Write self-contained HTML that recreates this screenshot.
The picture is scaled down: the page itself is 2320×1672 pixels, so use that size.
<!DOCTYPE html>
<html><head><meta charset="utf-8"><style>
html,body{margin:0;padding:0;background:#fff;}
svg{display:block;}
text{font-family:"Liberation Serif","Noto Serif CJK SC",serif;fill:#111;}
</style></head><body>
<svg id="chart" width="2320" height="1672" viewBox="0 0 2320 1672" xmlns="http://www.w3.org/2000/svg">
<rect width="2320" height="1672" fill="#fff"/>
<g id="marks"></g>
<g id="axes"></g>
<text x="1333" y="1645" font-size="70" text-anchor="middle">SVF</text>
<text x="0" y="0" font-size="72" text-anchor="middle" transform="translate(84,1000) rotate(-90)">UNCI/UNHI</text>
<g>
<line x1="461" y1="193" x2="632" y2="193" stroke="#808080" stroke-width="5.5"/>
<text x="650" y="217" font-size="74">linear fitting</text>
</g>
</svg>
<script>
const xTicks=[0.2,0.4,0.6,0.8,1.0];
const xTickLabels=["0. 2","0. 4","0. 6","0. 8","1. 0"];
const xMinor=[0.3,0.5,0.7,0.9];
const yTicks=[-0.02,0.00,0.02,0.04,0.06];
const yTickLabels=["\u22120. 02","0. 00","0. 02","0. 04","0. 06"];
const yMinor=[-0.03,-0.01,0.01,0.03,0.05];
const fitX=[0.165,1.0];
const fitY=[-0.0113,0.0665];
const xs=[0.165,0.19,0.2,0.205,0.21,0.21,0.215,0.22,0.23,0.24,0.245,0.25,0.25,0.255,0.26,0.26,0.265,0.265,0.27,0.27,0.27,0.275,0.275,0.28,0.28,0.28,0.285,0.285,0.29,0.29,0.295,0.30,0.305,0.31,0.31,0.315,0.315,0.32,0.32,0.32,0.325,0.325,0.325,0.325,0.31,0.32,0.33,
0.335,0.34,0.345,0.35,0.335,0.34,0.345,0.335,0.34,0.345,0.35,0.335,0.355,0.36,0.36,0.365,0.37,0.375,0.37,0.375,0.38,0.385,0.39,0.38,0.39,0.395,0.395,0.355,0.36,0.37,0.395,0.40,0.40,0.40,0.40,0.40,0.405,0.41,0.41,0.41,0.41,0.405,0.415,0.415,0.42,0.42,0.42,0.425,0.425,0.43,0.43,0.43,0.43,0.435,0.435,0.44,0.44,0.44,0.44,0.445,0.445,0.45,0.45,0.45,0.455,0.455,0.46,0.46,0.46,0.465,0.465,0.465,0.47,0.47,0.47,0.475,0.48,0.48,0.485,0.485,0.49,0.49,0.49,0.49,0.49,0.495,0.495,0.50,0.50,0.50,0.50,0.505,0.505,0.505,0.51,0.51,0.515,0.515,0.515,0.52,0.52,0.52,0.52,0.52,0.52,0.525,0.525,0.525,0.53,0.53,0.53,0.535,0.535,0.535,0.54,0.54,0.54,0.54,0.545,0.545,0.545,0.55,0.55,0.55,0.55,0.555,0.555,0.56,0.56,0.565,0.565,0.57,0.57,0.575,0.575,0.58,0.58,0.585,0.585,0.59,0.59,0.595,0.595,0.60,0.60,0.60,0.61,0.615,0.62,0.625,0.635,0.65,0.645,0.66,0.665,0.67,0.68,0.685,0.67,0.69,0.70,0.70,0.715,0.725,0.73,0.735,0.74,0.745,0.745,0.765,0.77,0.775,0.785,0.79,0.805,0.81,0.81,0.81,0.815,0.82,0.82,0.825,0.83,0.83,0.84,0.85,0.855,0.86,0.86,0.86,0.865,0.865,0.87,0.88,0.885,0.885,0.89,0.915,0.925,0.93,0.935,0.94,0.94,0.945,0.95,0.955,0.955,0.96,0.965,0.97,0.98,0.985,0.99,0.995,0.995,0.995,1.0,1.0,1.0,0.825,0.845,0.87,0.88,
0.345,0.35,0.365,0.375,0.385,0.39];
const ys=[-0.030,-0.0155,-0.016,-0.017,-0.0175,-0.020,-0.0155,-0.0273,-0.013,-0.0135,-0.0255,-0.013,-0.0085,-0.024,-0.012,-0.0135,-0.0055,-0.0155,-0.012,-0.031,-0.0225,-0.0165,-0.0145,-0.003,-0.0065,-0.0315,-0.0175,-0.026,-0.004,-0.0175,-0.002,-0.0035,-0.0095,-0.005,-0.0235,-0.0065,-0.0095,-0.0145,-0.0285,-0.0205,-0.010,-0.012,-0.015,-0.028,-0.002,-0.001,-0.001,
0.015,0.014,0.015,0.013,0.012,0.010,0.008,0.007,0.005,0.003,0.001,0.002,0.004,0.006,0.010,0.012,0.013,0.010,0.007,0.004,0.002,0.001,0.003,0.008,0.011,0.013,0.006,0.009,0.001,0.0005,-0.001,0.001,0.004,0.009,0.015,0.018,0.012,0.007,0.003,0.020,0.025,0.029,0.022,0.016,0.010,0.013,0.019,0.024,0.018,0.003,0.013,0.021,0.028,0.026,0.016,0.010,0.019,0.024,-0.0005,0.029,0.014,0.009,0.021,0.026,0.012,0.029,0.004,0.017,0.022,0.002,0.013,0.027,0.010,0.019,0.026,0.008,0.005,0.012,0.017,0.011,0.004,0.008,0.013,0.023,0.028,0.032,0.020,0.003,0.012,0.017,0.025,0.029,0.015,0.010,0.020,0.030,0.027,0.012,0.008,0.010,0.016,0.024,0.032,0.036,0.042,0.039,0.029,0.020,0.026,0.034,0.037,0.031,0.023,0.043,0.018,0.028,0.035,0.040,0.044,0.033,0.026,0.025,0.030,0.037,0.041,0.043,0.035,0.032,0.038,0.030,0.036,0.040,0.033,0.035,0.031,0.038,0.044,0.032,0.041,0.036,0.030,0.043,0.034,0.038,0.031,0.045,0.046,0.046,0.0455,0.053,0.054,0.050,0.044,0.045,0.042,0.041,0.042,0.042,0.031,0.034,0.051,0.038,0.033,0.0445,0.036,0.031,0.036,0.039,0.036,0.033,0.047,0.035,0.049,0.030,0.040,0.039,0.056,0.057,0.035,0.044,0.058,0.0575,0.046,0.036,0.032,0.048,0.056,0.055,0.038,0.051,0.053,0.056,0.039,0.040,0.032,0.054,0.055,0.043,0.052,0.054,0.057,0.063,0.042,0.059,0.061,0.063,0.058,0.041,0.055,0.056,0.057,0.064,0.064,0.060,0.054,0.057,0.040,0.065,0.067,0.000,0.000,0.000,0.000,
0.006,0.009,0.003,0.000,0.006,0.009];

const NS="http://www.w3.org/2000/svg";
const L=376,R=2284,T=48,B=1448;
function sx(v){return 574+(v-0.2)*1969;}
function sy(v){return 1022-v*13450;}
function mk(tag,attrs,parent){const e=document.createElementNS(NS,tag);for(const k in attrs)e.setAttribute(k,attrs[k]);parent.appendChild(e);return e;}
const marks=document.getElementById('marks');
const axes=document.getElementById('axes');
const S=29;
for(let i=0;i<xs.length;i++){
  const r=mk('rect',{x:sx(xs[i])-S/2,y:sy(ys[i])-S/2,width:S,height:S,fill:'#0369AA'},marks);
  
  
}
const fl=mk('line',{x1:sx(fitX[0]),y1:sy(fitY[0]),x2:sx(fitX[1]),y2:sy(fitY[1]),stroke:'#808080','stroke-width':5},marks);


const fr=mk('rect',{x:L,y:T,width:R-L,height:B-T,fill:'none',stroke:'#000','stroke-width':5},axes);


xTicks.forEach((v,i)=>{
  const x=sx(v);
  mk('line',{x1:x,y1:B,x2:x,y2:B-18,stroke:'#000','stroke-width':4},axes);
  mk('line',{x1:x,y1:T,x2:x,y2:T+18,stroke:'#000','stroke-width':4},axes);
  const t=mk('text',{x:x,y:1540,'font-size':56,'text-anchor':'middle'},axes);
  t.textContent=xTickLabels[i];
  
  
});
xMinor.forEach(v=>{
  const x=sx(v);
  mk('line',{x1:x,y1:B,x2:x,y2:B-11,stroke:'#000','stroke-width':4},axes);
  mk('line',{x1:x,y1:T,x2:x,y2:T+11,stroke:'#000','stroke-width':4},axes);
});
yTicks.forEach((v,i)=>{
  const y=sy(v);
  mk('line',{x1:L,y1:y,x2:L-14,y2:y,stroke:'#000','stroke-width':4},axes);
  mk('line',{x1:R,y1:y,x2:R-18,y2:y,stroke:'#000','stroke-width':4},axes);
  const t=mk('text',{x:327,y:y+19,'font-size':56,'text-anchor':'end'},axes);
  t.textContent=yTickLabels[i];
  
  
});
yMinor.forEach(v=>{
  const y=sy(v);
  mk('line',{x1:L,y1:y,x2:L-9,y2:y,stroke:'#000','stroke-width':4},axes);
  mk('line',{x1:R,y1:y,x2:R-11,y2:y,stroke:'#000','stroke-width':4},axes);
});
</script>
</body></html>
|---|
**Stated problem:** Gather up every line from the listing above in which the word "that" occurs.

**Solved exercise:**
Write self-contained HTML that recreates this screenshot.
The picture is scaled down: the page itself is 2320×1672 pixels, so use that size.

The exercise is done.